■ **Task objective**:
Please copy all the lines that follow, word for word.
- - -
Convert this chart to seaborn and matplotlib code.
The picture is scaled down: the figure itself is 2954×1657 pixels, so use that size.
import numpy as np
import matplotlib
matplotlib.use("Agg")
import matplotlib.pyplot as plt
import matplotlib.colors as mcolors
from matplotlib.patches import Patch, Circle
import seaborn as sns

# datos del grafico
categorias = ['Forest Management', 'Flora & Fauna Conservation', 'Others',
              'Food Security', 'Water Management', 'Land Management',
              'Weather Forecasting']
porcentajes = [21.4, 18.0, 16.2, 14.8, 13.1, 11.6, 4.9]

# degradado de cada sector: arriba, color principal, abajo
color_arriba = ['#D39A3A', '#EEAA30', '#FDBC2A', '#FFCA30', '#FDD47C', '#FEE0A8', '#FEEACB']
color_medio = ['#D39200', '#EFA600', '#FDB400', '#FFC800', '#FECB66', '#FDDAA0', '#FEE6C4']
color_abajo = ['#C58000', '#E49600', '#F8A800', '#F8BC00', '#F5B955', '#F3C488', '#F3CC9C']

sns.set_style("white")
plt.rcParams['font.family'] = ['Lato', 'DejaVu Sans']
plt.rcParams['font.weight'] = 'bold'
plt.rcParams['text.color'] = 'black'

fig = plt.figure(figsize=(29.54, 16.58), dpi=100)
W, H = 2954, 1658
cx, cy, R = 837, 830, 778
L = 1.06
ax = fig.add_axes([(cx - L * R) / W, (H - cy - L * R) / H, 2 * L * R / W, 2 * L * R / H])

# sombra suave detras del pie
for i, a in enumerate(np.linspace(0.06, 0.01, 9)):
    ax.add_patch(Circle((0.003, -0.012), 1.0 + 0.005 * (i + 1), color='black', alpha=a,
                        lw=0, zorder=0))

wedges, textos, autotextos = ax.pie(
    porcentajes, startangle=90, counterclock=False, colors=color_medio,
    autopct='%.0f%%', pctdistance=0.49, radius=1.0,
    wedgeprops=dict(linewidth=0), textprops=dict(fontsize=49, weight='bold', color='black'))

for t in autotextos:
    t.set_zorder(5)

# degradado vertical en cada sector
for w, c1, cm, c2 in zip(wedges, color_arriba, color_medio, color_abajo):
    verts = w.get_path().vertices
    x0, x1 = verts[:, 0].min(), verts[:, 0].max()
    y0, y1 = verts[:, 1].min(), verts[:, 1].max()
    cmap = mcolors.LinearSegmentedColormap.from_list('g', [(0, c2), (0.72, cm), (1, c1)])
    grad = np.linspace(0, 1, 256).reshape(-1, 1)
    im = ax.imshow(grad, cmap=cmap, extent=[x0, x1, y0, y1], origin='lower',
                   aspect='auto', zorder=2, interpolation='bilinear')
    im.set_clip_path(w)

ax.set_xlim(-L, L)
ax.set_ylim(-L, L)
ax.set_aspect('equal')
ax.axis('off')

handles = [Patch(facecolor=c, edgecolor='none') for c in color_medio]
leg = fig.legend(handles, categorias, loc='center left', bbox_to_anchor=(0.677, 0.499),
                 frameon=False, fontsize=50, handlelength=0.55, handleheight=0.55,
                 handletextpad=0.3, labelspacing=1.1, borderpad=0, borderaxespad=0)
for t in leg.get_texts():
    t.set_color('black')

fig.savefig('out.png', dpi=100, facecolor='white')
- - -
■ **Expected output**:
Convert this chart to seaborn and matplotlib code.
The picture is scaled down: the figure itself is 2954×1657 pixels, so use that size.
import numpy as np
import matplotlib
matplotlib.use("Agg")
import matplotlib.pyplot as plt
import matplotlib.colors as mcolors
from matplotlib.patches import Patch, Circle
import seaborn as sns

# datos del grafico
categorias = ['Forest Management', 'Flora & Fauna Conservation', 'Others',
              'Food Security', 'Water Management', 'Land Management',
              'Weather Forecasting']
porcentajes = [21.4, 18.0, 16.2, 14.8, 13.1, 11.6, 4.9]

# degradado de cada sector: arriba, color principal, abajo
color_arriba = ['#D39A3A', '#EEAA30', '#FDBC2A', '#FFCA30', '#FDD47C', '#FEE0A8', '#FEEACB']
color_medio = ['#D39200', '#EFA600', '#FDB400', '#FFC800', '#FECB66', '#FDDAA0', '#FEE6C4']
color_abajo = ['#C58000', '#E49600', '#F8A800', '#F8BC00', '#F5B955', '#F3C488', '#F3CC9C']

sns.set_style("white")
plt.rcParams['font.family'] = ['Lato', 'DejaVu Sans']
plt.rcParams['font.weight'] = 'bold'
plt.rcParams['text.color'] = 'black'

fig = plt.figure(figsize=(29.54, 16.58), dpi=100)
W, H = 2954, 1658
cx, cy, R = 837, 830, 778
L = 1.06
ax = fig.add_axes([(cx - L * R) / W, (H - cy - L * R) / H, 2 * L * R / W, 2 * L * R / H])

# sombra suave detras del pie
for i, a in enumerate(np.linspace(0.06, 0.01, 9)):
    ax.add_patch(Circle((0.003, -0.012), 1.0 + 0.005 * (i + 1), color='black', alpha=a,
                        lw=0, zorder=0))

wedges, textos, autotextos = ax.pie(
    porcentajes, startangle=90, counterclock=False, colors=color_medio,
    autopct='%.0f%%', pctdistance=0.49, radius=1.0,
    wedgeprops=dict(linewidth=0), textprops=dict(fontsize=49, weight='bold', color='black'))

for t in autotextos:
    t.set_zorder(5)

# degradado vertical en cada sector
for w, c1, cm, c2 in zip(wedges, color_arriba, color_medio, color_abajo):
    verts = w.get_path().vertices
    x0, x1 = verts[:, 0].min(), verts[:, 0].max()
    y0, y1 = verts[:, 1].min(), verts[:, 1].max()
    cmap = mcolors.LinearSegmentedColormap.from_list('g', [(0, c2), (0.72, cm), (1, c1)])
    grad = np.linspace(0, 1, 256).reshape(-1, 1)
    im = ax.imshow(grad, cmap=cmap, extent=[x0, x1, y0, y1], origin='lower',
                   aspect='auto', zorder=2, interpolation='bilinear')
    im.set_clip_path(w)

ax.set_xlim(-L, L)
ax.set_ylim(-L, L)
ax.set_aspect('equal')
ax.axis('off')

handles = [Patch(facecolor=c, edgecolor='none') for c in color_medio]
leg = fig.legend(handles, categorias, loc='center left', bbox_to_anchor=(0.677, 0.499),
                 frameon=False, fontsize=50, handlelength=0.55, handleheight=0.55,
                 handletextpad=0.3, labelspacing=1.1, borderpad=0, borderaxespad=0)
for t in leg.get_texts():
    t.set_color('black')

fig.savefig('out.png', dpi=100, facecolor='white')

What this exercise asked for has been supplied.